One of the staples for any young boys - or old ones for that matter, were jeans.  Those good old reliable, wear like iron jeans that provided shelter from the cold in winter, from the sun in the summer, mud in spring and fall, and from any in a long list of things that might damage a less hardy pair of clothing - scratchy hay bales, biting cats, spilled chemicals, flying debris from the lawnmower, hot panels on the tractors - just to name a few.  In additional, there was just the disgusting things on the farm that they would protect you from.  A pair of dockers wouldn’t stand up to cow slobber as you were trying to clean a manger.  A pair of shorts is useless against swarms of mosquitoes as you checked fence.
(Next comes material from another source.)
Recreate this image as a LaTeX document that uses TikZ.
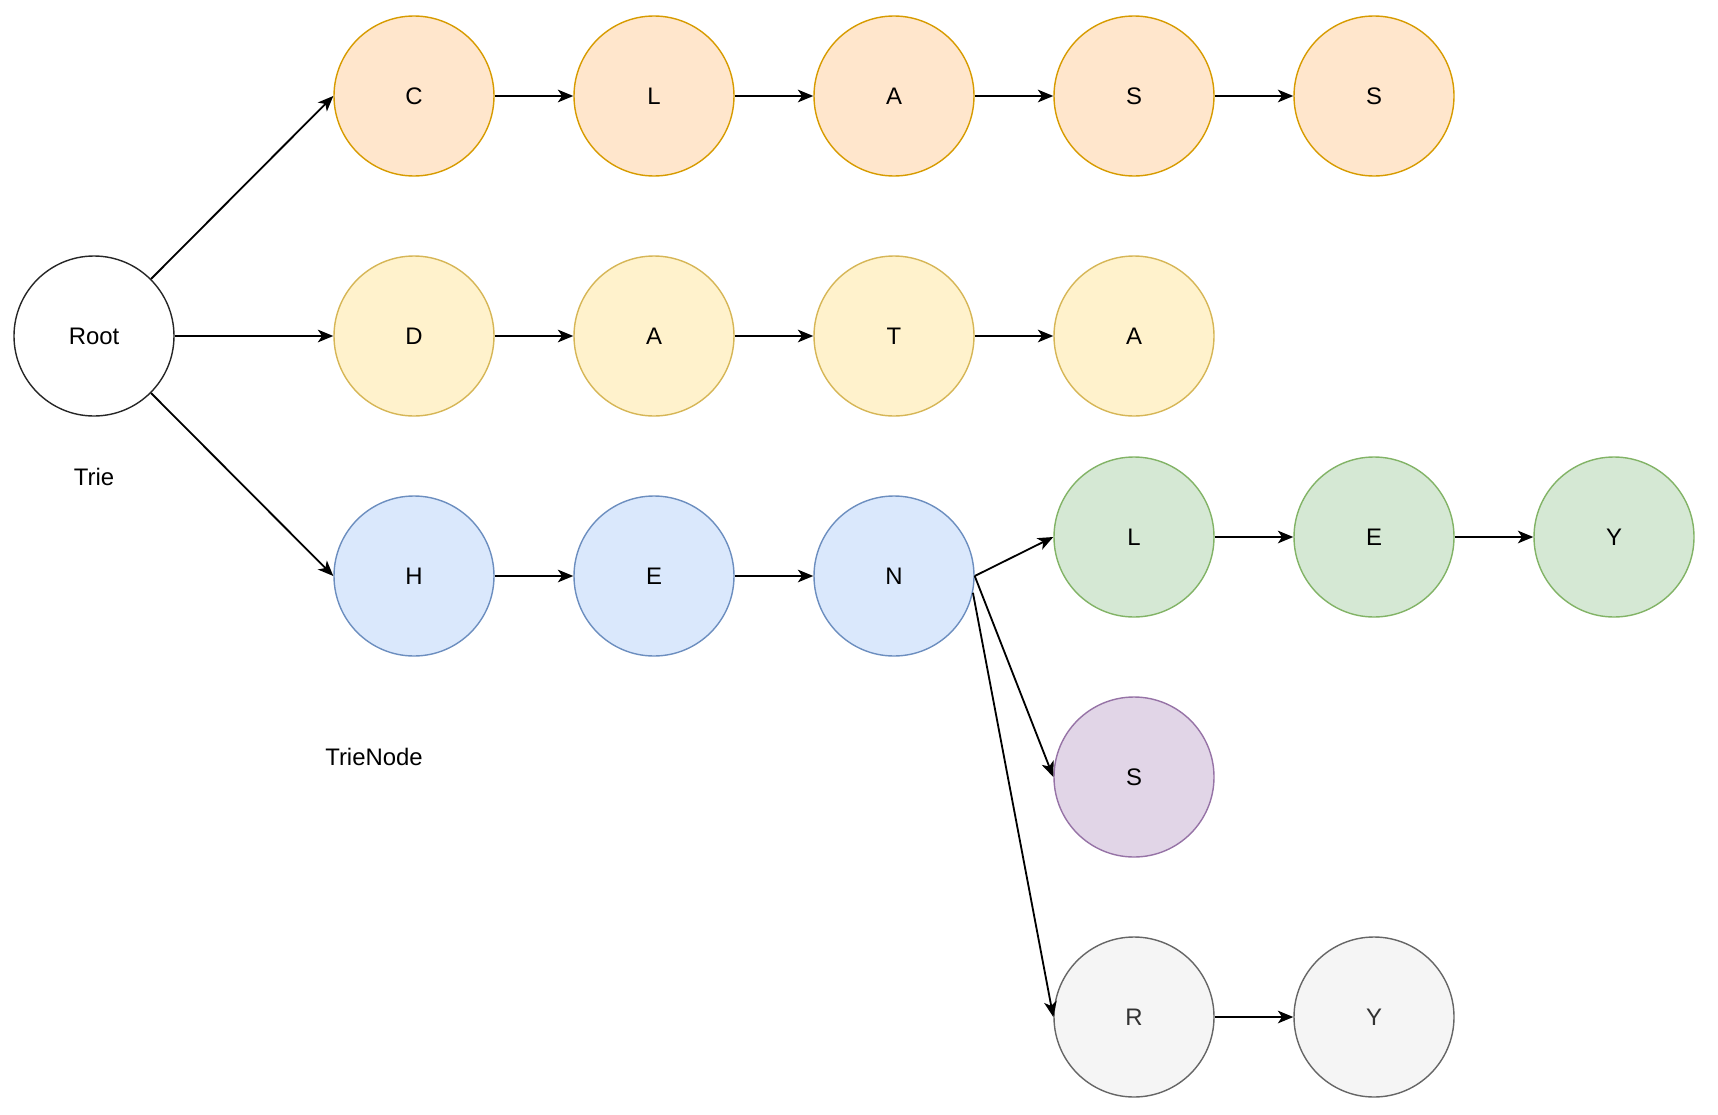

A good pair of jeans was a necessary part of the farm and growing up.  Skinned knees from riding a bike or riding the three wheeler through thistles were muted by ruggedness of the jeans.

There were also some things that a pair of jeans wouldn’t protect you from - a calf with scours with the right aim is going to soak through regardless what type of clothing you have on.

As strong as those jeans were, they were not iron.

After carrying so many hay bales rubbing against your knees, and upper legs, they were bound to wear through as the scratchy hay gradually took their toll.  Kneeling down to milk thirty cows a day, twice a day, 365 days a year eventually wrecked havoc on the knees too.  Jumping up and down off tractors, ladders, haystacks, feeders, haylofts, fences, combines, mangers, trees, ditches…you get the picture…usually lead to an eventual rip in the crotch.  Then there were the little dangers - a chemical spill cleaning the milk room might leave a hole, crossing the barbed wire fence may leave a snag, back pocket done in by a forgotten screwdriver - all of which would get bigger as time went by.

When I was really young, Mom would patch the jeans.  Sometimes even going so far as to patch a patch, or even put a patch on a patch that was already patched.  But even she had her limits.  Jeans that were too far gone became patches.

When I was older, Mom got a job in town (and there were fewer of us at home to keep up on), we started buying the cheaper jeans at the Wal-Mart in neighboring town.  The cheap cost more then offset the time and effort Mom spent in patching.  In addition, we found a good use for the big stack of patching that was growing in the corner of the sewing room - rugs.

Yup, a lady about eight miles east of my hometown with take old jeans, cut them into strips and make nice rag rugs out of old jeans and corduroy pants.  Boy, did we get a load of rugs…plus, like the orginals, they wear like iron!